Repeat all the material exactly; pictures stay out of your copy.

•••

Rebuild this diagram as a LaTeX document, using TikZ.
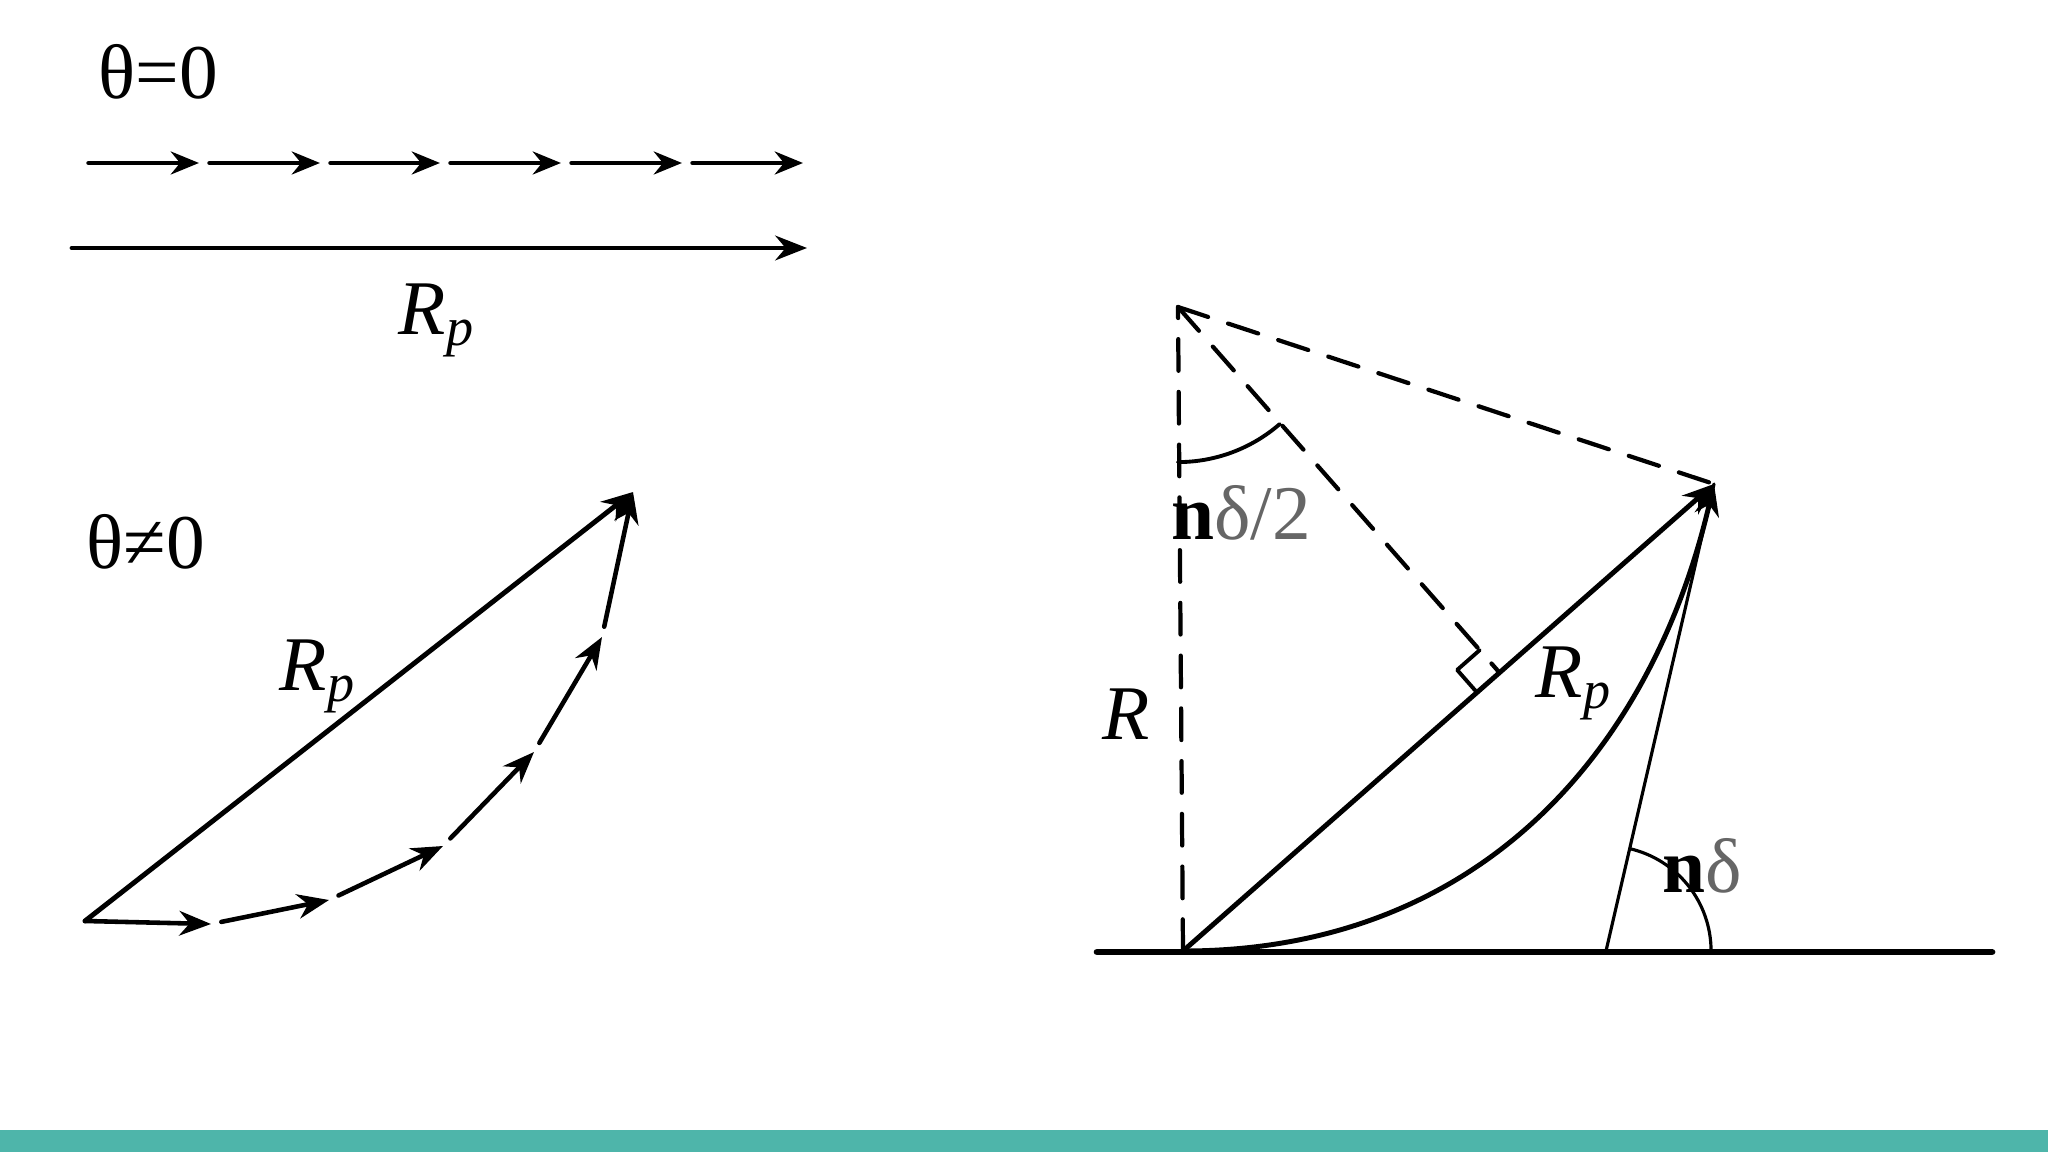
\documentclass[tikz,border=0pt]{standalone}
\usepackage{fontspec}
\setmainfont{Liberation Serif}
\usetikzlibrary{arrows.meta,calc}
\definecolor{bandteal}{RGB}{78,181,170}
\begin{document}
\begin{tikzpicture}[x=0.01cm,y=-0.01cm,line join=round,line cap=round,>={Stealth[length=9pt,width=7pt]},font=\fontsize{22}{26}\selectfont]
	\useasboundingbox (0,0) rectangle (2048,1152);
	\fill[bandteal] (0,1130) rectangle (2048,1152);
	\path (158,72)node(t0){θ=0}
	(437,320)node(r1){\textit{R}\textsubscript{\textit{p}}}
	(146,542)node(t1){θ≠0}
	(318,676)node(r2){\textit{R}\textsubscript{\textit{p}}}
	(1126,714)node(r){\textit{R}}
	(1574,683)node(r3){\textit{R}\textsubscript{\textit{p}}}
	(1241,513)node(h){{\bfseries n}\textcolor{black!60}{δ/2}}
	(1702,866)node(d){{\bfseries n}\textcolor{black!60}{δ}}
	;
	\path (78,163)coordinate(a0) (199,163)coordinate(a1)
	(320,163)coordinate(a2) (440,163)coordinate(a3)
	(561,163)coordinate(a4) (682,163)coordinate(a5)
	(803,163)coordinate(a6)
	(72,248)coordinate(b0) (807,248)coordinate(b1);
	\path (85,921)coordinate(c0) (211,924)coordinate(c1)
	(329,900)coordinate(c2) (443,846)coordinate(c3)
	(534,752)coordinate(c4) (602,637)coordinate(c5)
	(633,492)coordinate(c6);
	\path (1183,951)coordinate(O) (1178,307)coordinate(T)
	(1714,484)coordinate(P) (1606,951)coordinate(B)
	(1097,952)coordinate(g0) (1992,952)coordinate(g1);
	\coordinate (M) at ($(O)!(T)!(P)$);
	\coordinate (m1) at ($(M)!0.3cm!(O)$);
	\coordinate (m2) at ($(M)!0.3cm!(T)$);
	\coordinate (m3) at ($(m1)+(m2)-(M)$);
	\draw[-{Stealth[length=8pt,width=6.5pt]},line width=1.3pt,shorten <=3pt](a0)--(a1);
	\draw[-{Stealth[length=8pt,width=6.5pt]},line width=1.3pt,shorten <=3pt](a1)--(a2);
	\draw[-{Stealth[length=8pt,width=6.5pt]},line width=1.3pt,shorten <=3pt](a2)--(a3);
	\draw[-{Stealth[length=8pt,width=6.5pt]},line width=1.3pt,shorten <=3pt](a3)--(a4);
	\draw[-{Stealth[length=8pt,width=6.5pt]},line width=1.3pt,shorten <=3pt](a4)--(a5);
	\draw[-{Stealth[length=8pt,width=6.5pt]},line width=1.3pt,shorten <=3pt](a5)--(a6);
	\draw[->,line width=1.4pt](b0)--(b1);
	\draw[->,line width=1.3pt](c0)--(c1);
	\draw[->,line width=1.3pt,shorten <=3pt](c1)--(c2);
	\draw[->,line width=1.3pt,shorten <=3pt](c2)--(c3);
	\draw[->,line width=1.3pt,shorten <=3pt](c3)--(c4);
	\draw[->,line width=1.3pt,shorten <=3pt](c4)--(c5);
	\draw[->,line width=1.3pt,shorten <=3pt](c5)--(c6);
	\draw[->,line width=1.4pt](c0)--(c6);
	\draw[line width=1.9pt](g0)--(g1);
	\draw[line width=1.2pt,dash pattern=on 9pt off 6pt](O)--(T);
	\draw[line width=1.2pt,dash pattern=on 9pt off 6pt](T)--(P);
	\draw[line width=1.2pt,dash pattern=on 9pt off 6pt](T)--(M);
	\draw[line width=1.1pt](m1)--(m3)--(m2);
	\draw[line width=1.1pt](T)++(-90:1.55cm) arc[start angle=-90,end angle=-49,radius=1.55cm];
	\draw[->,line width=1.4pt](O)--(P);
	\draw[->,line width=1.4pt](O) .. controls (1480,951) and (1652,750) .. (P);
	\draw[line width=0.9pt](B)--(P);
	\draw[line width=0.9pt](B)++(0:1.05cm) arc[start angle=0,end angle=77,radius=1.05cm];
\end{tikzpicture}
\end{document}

•••

WRITTEN SOLUTION:
Rebuild this diagram as a LaTeX document, using TikZ.
\documentclass[tikz,border=0pt]{standalone}
\usepackage{fontspec}
\setmainfont{Liberation Serif}
\usetikzlibrary{arrows.meta,calc}
\definecolor{bandteal}{RGB}{78,181,170}
\begin{document}
\begin{tikzpicture}[x=0.01cm,y=-0.01cm,line join=round,line cap=round,>={Stealth[length=9pt,width=7pt]},font=\fontsize{22}{26}\selectfont]
	\useasboundingbox (0,0) rectangle (2048,1152);
	\fill[bandteal] (0,1130) rectangle (2048,1152);
	\path (158,72)node(t0){θ=0}
	(437,320)node(r1){\textit{R}\textsubscript{\textit{p}}}
	(146,542)node(t1){θ≠0}
	(318,676)node(r2){\textit{R}\textsubscript{\textit{p}}}
	(1126,714)node(r){\textit{R}}
	(1574,683)node(r3){\textit{R}\textsubscript{\textit{p}}}
	(1241,513)node(h){{\bfseries n}\textcolor{black!60}{δ/2}}
	(1702,866)node(d){{\bfseries n}\textcolor{black!60}{δ}}
	;
	\path (78,163)coordinate(a0) (199,163)coordinate(a1)
	(320,163)coordinate(a2) (440,163)coordinate(a3)
	(561,163)coordinate(a4) (682,163)coordinate(a5)
	(803,163)coordinate(a6)
	(72,248)coordinate(b0) (807,248)coordinate(b1);
	\path (85,921)coordinate(c0) (211,924)coordinate(c1)
	(329,900)coordinate(c2) (443,846)coordinate(c3)
	(534,752)coordinate(c4) (602,637)coordinate(c5)
	(633,492)coordinate(c6);
	\path (1183,951)coordinate(O) (1178,307)coordinate(T)
	(1714,484)coordinate(P) (1606,951)coordinate(B)
	(1097,952)coordinate(g0) (1992,952)coordinate(g1);
	\coordinate (M) at ($(O)!(T)!(P)$);
	\coordinate (m1) at ($(M)!0.3cm!(O)$);
	\coordinate (m2) at ($(M)!0.3cm!(T)$);
	\coordinate (m3) at ($(m1)+(m2)-(M)$);
	\draw[-{Stealth[length=8pt,width=6.5pt]},line width=1.3pt,shorten <=3pt](a0)--(a1);
	\draw[-{Stealth[length=8pt,width=6.5pt]},line width=1.3pt,shorten <=3pt](a1)--(a2);
	\draw[-{Stealth[length=8pt,width=6.5pt]},line width=1.3pt,shorten <=3pt](a2)--(a3);
	\draw[-{Stealth[length=8pt,width=6.5pt]},line width=1.3pt,shorten <=3pt](a3)--(a4);
	\draw[-{Stealth[length=8pt,width=6.5pt]},line width=1.3pt,shorten <=3pt](a4)--(a5);
	\draw[-{Stealth[length=8pt,width=6.5pt]},line width=1.3pt,shorten <=3pt](a5)--(a6);
	\draw[->,line width=1.4pt](b0)--(b1);
	\draw[->,line width=1.3pt](c0)--(c1);
	\draw[->,line width=1.3pt,shorten <=3pt](c1)--(c2);
	\draw[->,line width=1.3pt,shorten <=3pt](c2)--(c3);
	\draw[->,line width=1.3pt,shorten <=3pt](c3)--(c4);
	\draw[->,line width=1.3pt,shorten <=3pt](c4)--(c5);
	\draw[->,line width=1.3pt,shorten <=3pt](c5)--(c6);
	\draw[->,line width=1.4pt](c0)--(c6);
	\draw[line width=1.9pt](g0)--(g1);
	\draw[line width=1.2pt,dash pattern=on 9pt off 6pt](O)--(T);
	\draw[line width=1.2pt,dash pattern=on 9pt off 6pt](T)--(P);
	\draw[line width=1.2pt,dash pattern=on 9pt off 6pt](T)--(M);
	\draw[line width=1.1pt](m1)--(m3)--(m2);
	\draw[line width=1.1pt](T)++(-90:1.55cm) arc[start angle=-90,end angle=-49,radius=1.55cm];
	\draw[->,line width=1.4pt](O)--(P);
	\draw[->,line width=1.4pt](O) .. controls (1480,951) and (1652,750) .. (P);
	\draw[line width=0.9pt](B)--(P);
	\draw[line width=0.9pt](B)++(0:1.05cm) arc[start angle=0,end angle=77,radius=1.05cm];
\end{tikzpicture}
\end{document}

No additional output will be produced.